Is Acting the Wrong Name for it?
For Cara
We call it – acting, but when we say ‘acting’ more often than not we mean ‘putting on an act’, ‘pretending’, or ‘stepping into someone else’s shoes’.
But actually, to me acting implies action, not ‘putting on an act’. Acting is doing, doers of action are… Actors.
Mel Churcher recently complimented my students on not ‘acting’ which to me is a lovely thing to say as it what we aim for, we want to be as far away from the first definition as possible.
The greatest praise an actor can receive is that they weren’t caught ‘acting’. Now that’s a strange thing.
Good acting, particular that which takes place before the camera, has nothing at all to do with putting on an act. It’s about being authentically you.

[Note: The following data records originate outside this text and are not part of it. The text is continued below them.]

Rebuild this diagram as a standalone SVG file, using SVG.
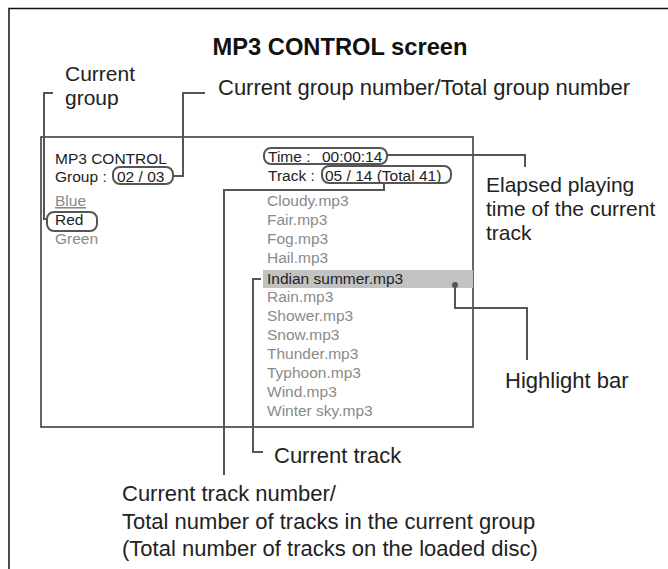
<svg xmlns="http://www.w3.org/2000/svg" width="668" height="569" viewBox="0 0 668 569">
<style>
text{font-family:"Liberation Sans",Arial,sans-serif}
.title{font-size:23.7px;font-weight:bold;fill:#111}
.lbl{font-size:22px;fill:#222}
.lbs{font-size:21px;fill:#222}
.scr{font-size:15.5px;fill:#222}
.dim{font-size:15.5px;fill:#8a8a8a}
.oval{fill:none;stroke:#555;stroke-width:2}
.conn{fill:none;stroke:#555;stroke-width:2}
</style>
<rect width="668" height="569" fill="#fff"/>
<g id="frame">
<path d="M9,569 V8.5 H668" fill="none" stroke="#111" stroke-width="1.5"/>
</g>
<text class="title" x="340" y="55" text-anchor="middle">MP3 CONTROL screen</text>
<g id="screen">
<rect x="41" y="137" width="432" height="290" fill="none" stroke="#333" stroke-width="1.5"/>
<rect x="263" y="270" width="210" height="18" fill="#c2c2c2"/>
<text class="scr" x="55" y="164">MP3 CONTROL</text>
<text class="scr" x="55" y="182">Group :</text>
<text class="scr" x="117" y="182">02 / 03</text>
<text class="dim" x="55" y="206" text-decoration="underline">Blue</text>
<text class="scr" x="55" y="225">Red</text>
<text class="dim" x="55" y="244">Green</text>
<text class="scr" x="268" y="162">Time :</text>
<text class="scr" x="322" y="162">00:00:14</text>
<text class="scr" x="268" y="181">Track :</text>
<text class="scr" x="325" y="181">05 / 14 (Total 41)</text>
<text class="dim" x="267" y="206">Cloudy.mp3</text>
<text class="dim" x="267" y="225">Fair.mp3</text>
<text class="dim" x="267" y="244">Fog.mp3</text>
<text class="dim" x="267" y="263">Hail.mp3</text>
<text class="scr" x="267" y="284">Indian summer.mp3</text>
<text class="dim" x="267" y="302">Rain.mp3</text>
<text class="dim" x="267" y="321">Shower.mp3</text>
<text class="dim" x="267" y="340">Snow.mp3</text>
<text class="dim" x="267" y="359">Thunder.mp3</text>
<text class="dim" x="267" y="378">Typhoon.mp3</text>
<text class="dim" x="267" y="397">Wind.mp3</text>
<text class="dim" x="267" y="416">Winter sky.mp3</text>
</g>
<g id="callouts">
<rect class="oval" x="113" y="167" width="60" height="17" rx="7"/>
<rect class="oval" x="47" y="212" width="50" height="19" rx="7"/>
<rect class="oval" x="264" y="148" width="123" height="16" rx="7"/>
<rect class="oval" x="322" y="166" width="129" height="17" rx="7"/>
<circle cx="455" cy="285" r="3" fill="#555"/>
</g>
<g id="connectors">
<path class="conn" d="M53,93 H44 V219 H47"/>
<path class="conn" d="M205,93 H183 V176 H173"/>
<path class="conn" d="M387,155 H525 V167"/>
<path class="conn" d="M384,183 V190 H224 V475"/>
<path class="conn" d="M261,279 H253 V452 H263"/>
<path class="conn" d="M455,285 V308 H527 V360"/>
</g>
<g id="labels">
<text class="lbs" x="65" y="81">Current</text>
<text class="lbs" x="65" y="105">group</text>
<text class="lbl" x="218" y="95">Current group number/Total group number</text>
<text class="lbs" x="486" y="192">Elapsed playing</text>
<text class="lbs" x="486" y="216">time of the current</text>
<text class="lbs" x="486" y="240">track</text>
<text class="lbl" x="505" y="388">Highlight bar</text>
<text class="lbl" x="274" y="463">Current track</text>
<text class="lbl" x="122" y="501">Current track number/</text>
<text class="lbl" x="122" y="529">Total number of tracks in the current group</text>
<text class="lbl" x="122" y="556">(Total number of tracks on the loaded disc)</text>
</g>
</svg>
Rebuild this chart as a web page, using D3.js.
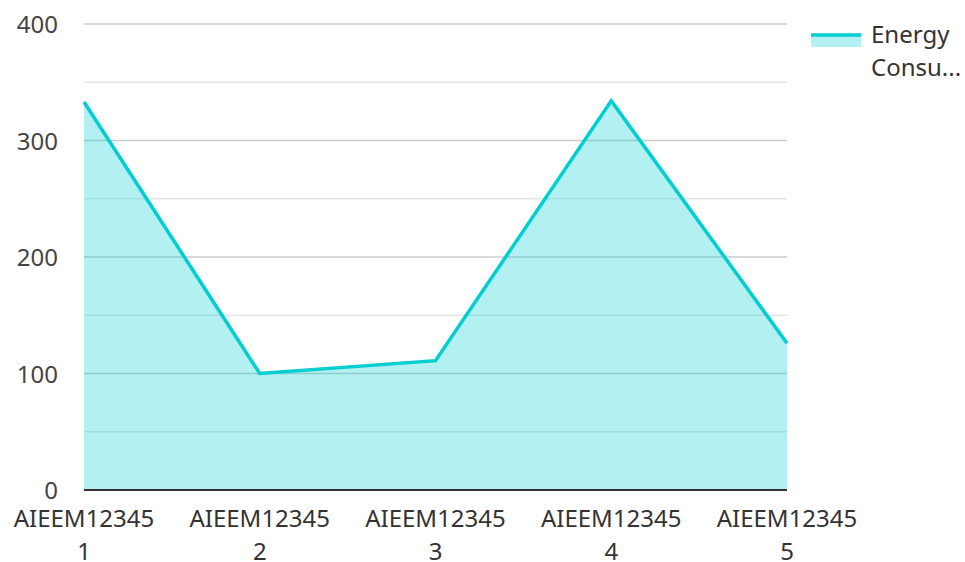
<!DOCTYPE html>
<html><head><meta charset="utf-8">
<script src="https://cdn.jsdelivr.net/npm/d3@7"></script>
<style>body{margin:0;background:#fff;} text{font-family:"Noto Sans",sans-serif;}</style>
</head><body>
<svg id="c" width="965" height="562"></svg>
<script>
const categories = ["AIEEM123451","AIEEM123452","AIEEM123453","AIEEM123454","AIEEM123455"];
const labelLines = [["AIEEM12345","1"],["AIEEM12345","2"],["AIEEM12345","3"],["AIEEM12345","4"],["AIEEM12345","5"]];
const values = [333, 100, 111, 334, 126];
const yTicks = [0,100,200,300,400];
const yMinor = [50,150,250,350];
const seriesName = "Energy Consumption";
const legendLines = ["Energy","Consu..."];

const color = "#00CED1";
const svg = d3.select("#c");
const m = {l:84, r:787, t:24, b:490};
const x = d3.scalePoint().domain(categories).range([m.l, m.r]);
const y = d3.scaleLinear().domain([0,400]).range([m.b, m.t]);
const fs = 24;

const g = svg.append("g");
g.selectAll(".minor").data(yMinor).enter().append("line")
  .attr("x1",m.l).attr("x2",m.r).attr("y1",d=>y(d)).attr("y2",d=>y(d))
  .attr("stroke","#e6e6e6").attr("stroke-width",1.5);
g.selectAll(".major").data(yTicks.filter(d=>d>0)).enter().append("line")
  .attr("x1",m.l).attr("x2",m.r).attr("y1",d=>y(d)).attr("y2",d=>y(d))
  .attr("stroke","#cccccc").attr("stroke-width",1.5);

const area = d3.area().x((d,i)=>x(categories[i])).y0(y(0)).y1(d=>y(d));
const line = d3.line().x((d,i)=>x(categories[i])).y(d=>y(d));
svg.append("path").datum(values).attr("d",area).attr("fill",color).attr("fill-opacity",0.3);
svg.append("path").datum(values).attr("d",line).attr("fill","none").attr("stroke",color).attr("stroke-width",3.5);

svg.append("line").attr("x1",m.l).attr("x2",m.r).attr("y1",y(0)).attr("y2",y(0))
  .attr("stroke","#333").attr("stroke-width",2);

svg.selectAll(".yl").data(yTicks).enter().append("text")
  .attr("x",58).attr("y",d=>y(d)+9).attr("text-anchor","end")
  .attr("font-size",fs).attr("fill","#444").text(d=>d);

const xl = svg.selectAll(".xl").data(categories).enter().append("text")
  .attr("x",d=>x(d)).attr("y",527).attr("text-anchor","middle")
  .attr("font-size",fs).attr("fill","#333");
xl.each(function(d,i){
  const t = d3.select(this);
  labelLines[i].forEach((s,j)=>{
    t.append("tspan").attr("x",x(d)).attr("dy",j===0?0:33).text(s);
  });
});

const lg = svg.append("g");
lg.append("rect").attr("x",811).attr("y",34).attr("width",50).attr("height",13).attr("fill",color).attr("fill-opacity",0.3);
lg.append("line").attr("x1",811).attr("x2",861).attr("y1",35).attr("y2",35).attr("stroke",color).attr("stroke-width",3.5);
const lt = lg.append("text").attr("x",871).attr("y",43).attr("font-size",fs).attr("fill","#333");
legendLines.forEach((s,j)=>lt.append("tspan").attr("x",871).attr("dy",j===0?0:33).text(s));
lt.append("title").text(seriesName);
</script>
</body></html>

Yet people love to ‘put on an act’ to be ‘something other than themselves’ and other cliches.
One of the first lessons I think every actor should learn is that acting comes from you, inside you and is aimed outwards towards the other. Acting is doing that’s inspired by the imaginary fictional world of the scene, restricted by it, augmented by it.
No part of this connects with the fraud associated with ‘putting on an act’.
I don’t mind how you get your results but I know I cannot bear the hammy playing to the audience that is rife among young actors.
But for the brave few, those who understand that acting means authenticity not fakery, they will not get the fake applause of fawning family and friends. But they are the difference between true and false, between success and failure.